Tuesday, 6 August 2013

...two


Two knocks and my legs begin to tremble. I look up and slide across the floor and towards you in anticipation. Only two inches of a door between us and I am melting, longing for you. Two seconds and you will be in here, with me, all over me and all around me. Undressing me with your eyes and heating me up with your breath. Keeping the promises you made and making me want so many more. I even know the two words that will come out of my mouth, making me feel everything not twice, but two million times. The mere thought of you crossing that door makes my heart skip a beat, my skin shiver and my shields fall apart, bit by bit.

 

Two breaths become a second, and time turns into a never passing entity that lasts an eternity. I know you’re there, you know I’m here. I hear you sigh and place your forehead on the hard wood, defeated at once. You know I won’t open, and I know two knocks were more than I could expect.
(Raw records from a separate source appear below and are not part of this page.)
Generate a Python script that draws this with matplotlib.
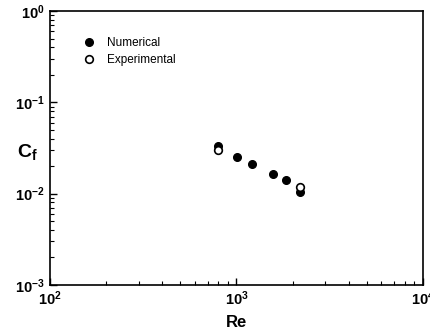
import matplotlib
matplotlib.use('Agg')
from matplotlib import pyplot as plt
from matplotlib.ticker import LogLocator, NullFormatter

plt.rcParams['font.family'] = ['Liberation Sans', 'DejaVu Sans']
plt.rcParams['mathtext.fontset'] = 'custom'
plt.rcParams['mathtext.rm'] = 'Liberation Sans'
plt.rcParams['mathtext.it'] = 'Liberation Sans:italic'
plt.rcParams['mathtext.bf'] = 'Liberation Sans:bold'

re_num = [800, 1010, 1215, 1565, 1840, 2185]
cf_num = [0.0336, 0.0251, 0.0212, 0.0163, 0.0140, 0.0104]
re_exp = [800, 2185]
cf_exp = [0.0301, 0.0117]

fig = plt.figure(figsize=(4.31, 3.36), dpi=100)
ax = fig.add_axes([0.116, 0.152, 0.865, 0.815])

ax.plot(re_num, cf_num, 'o', color='black', markersize=5.5, label='Numerical')
ax.plot(re_exp, cf_exp, 'o', markerfacecolor='white', markeredgecolor='black',
        markeredgewidth=1.2, markersize=5.5, label='Experimental')

ax.set_xscale('log')
ax.set_yscale('log')
ax.set_xlim(1e2, 1e4)
ax.set_ylim(1e-3, 1e0)

ax.xaxis.set_minor_locator(LogLocator(base=10, subs=range(2, 10)))
ax.yaxis.set_minor_locator(LogLocator(base=10, subs=range(2, 10)))
ax.xaxis.set_minor_formatter(NullFormatter())
ax.yaxis.set_minor_formatter(NullFormatter())
ax.tick_params(which='both', direction='in', labelsize=10.5)
ax.tick_params(which='major', length=5, width=1)
ax.tick_params(which='minor', length=3, width=0.8)
for lab in ax.get_xticklabels() + ax.get_yticklabels():
    lab.set_fontweight('bold')
for s in ax.spines.values():
    s.set_linewidth(1.2)

ax.set_xlabel('Re', fontsize=12, fontweight='bold', labelpad=5)
ax.set_ylabel(r'$\mathbf{C_f}$', fontsize=14, rotation=0)
ax.yaxis.set_label_coords(-0.06, 0.45)

ax.legend(loc='upper left', bbox_to_anchor=(0.045, 0.945), frameon=False,
          fontsize=8.5, handletextpad=0.5, labelspacing=0.45)

fig.savefig('out.png', dpi=100)
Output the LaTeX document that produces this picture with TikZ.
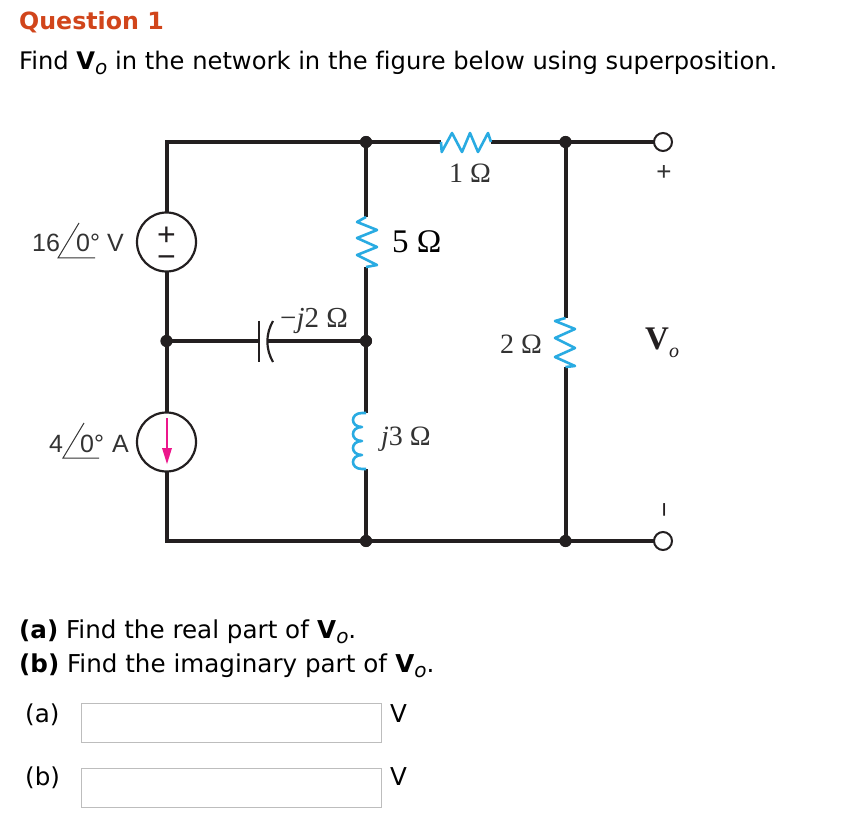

As much as I want your eyes exploring me and your hands collecting evidence, the next two hours would never be two thoughts worth, but rather every thought wasted.

 

Two minds race away, but we stay in silence. I slide down the wall and hear you do the same. I place my hand on the wood and know you are doing the same. My two sides curse and thank that door for existing, for without it our two hands would become one, and as would we. Sitting in silence we can’t help but wonder what happened, how it all shattered into not two, but a thousand pieces. For we were seeking for the same thing. For we were lost and found each other. Then what went so wrong?

 

It never went wrong, it never shattered and it never hurt. It just didn’t even take off… for it is not the two words that make and order we want, but the three words that express a feeling we need to listen for. For “Love me” is not what we wish to hear. For saying “I love you” is not what we want to do.

 

For we expected a world in pairs and never thought you and I could be split up by love.